§ DATASET EXTRACT:

::::::

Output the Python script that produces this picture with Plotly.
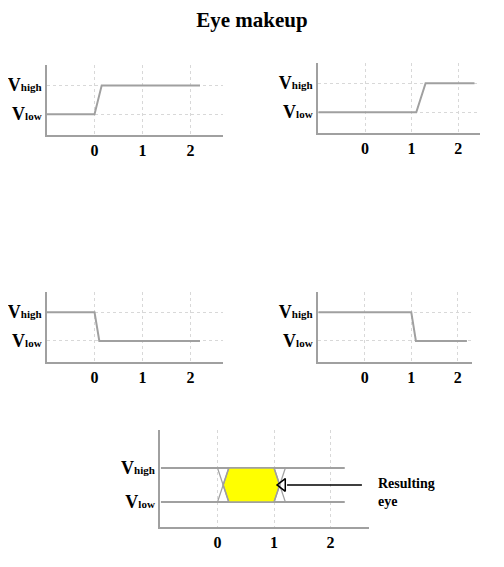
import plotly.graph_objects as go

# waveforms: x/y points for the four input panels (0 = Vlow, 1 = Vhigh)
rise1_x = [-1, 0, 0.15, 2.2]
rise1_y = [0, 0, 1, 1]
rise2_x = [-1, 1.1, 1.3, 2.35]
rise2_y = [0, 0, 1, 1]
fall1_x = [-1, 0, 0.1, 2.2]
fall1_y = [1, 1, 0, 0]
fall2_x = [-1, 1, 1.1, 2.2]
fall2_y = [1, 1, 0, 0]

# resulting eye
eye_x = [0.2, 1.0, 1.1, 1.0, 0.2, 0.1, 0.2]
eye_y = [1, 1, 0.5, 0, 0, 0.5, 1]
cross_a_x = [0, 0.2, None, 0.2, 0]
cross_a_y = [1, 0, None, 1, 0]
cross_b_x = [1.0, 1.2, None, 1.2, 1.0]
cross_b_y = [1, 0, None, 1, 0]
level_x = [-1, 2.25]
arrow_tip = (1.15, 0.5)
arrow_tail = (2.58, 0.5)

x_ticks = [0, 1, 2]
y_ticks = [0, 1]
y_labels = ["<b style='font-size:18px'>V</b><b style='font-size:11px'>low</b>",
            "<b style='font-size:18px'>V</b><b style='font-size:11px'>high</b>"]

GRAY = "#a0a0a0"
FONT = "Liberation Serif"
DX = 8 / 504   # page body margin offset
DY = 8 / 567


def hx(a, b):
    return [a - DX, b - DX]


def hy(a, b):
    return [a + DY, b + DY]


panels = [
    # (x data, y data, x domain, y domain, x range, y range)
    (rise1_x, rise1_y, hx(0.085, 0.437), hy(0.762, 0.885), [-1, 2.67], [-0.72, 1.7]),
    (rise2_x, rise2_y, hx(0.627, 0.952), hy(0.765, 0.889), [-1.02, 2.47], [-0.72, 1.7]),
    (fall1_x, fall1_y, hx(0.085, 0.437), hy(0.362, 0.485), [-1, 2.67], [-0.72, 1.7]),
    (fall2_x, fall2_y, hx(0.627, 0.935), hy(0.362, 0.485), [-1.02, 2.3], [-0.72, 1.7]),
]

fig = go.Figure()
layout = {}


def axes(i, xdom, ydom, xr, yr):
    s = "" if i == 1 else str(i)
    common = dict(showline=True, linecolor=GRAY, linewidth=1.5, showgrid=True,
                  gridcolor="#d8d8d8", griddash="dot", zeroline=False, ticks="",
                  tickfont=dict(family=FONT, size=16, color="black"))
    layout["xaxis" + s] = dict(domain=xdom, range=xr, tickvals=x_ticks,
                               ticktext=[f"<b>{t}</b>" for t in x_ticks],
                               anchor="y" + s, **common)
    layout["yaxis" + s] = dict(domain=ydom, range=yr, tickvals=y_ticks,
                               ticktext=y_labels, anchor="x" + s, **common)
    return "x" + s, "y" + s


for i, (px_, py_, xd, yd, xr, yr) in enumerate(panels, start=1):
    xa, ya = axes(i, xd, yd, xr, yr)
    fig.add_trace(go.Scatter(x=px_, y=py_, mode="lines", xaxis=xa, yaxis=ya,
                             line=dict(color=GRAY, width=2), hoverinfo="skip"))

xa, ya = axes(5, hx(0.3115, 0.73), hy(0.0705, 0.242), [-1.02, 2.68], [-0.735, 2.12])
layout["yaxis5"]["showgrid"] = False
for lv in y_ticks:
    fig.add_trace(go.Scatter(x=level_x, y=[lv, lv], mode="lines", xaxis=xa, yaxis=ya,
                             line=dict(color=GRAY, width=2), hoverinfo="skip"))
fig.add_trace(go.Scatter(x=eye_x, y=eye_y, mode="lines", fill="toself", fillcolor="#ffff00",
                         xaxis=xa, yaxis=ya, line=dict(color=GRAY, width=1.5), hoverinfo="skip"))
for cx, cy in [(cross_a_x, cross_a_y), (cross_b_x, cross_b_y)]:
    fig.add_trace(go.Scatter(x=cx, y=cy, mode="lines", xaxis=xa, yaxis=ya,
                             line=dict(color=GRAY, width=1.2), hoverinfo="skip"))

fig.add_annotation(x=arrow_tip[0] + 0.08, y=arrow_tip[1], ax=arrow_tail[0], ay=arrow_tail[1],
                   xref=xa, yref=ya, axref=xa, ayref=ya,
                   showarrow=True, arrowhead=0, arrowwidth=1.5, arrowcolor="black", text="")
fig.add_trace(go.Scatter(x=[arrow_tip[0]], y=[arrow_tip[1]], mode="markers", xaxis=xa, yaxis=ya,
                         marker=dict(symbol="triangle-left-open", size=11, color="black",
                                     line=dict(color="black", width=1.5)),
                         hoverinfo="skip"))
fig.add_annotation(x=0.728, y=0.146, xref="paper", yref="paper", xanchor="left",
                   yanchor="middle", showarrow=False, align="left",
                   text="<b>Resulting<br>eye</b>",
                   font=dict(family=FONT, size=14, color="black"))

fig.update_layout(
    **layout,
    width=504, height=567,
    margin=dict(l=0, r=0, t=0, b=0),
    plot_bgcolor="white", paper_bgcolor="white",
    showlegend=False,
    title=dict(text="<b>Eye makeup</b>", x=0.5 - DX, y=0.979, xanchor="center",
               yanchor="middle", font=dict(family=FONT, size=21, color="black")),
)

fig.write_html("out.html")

::::::

§ PROBLEM DETAILS: Print, exactly as written, the lines above from the first one to the one containing "arrow_tail = (2.58, 0.5)". Leave out pictures.

§ FINISHED EXERCISE:
Output the Python script that produces this picture with Plotly.
import plotly.graph_objects as go

# waveforms: x/y points for the four input panels (0 = Vlow, 1 = Vhigh)
rise1_x = [-1, 0, 0.15, 2.2]
rise1_y = [0, 0, 1, 1]
rise2_x = [-1, 1.1, 1.3, 2.35]
rise2_y = [0, 0, 1, 1]
fall1_x = [-1, 0, 0.1, 2.2]
fall1_y = [1, 1, 0, 0]
fall2_x = [-1, 1, 1.1, 2.2]
fall2_y = [1, 1, 0, 0]

# resulting eye
eye_x = [0.2, 1.0, 1.1, 1.0, 0.2, 0.1, 0.2]
eye_y = [1, 1, 0.5, 0, 0, 0.5, 1]
cross_a_x = [0, 0.2, None, 0.2, 0]
cross_a_y = [1, 0, None, 1, 0]
cross_b_x = [1.0, 1.2, None, 1.2, 1.0]
cross_b_y = [1, 0, None, 1, 0]
level_x = [-1, 2.25]
arrow_tip = (1.15, 0.5)
arrow_tail = (2.58, 0.5)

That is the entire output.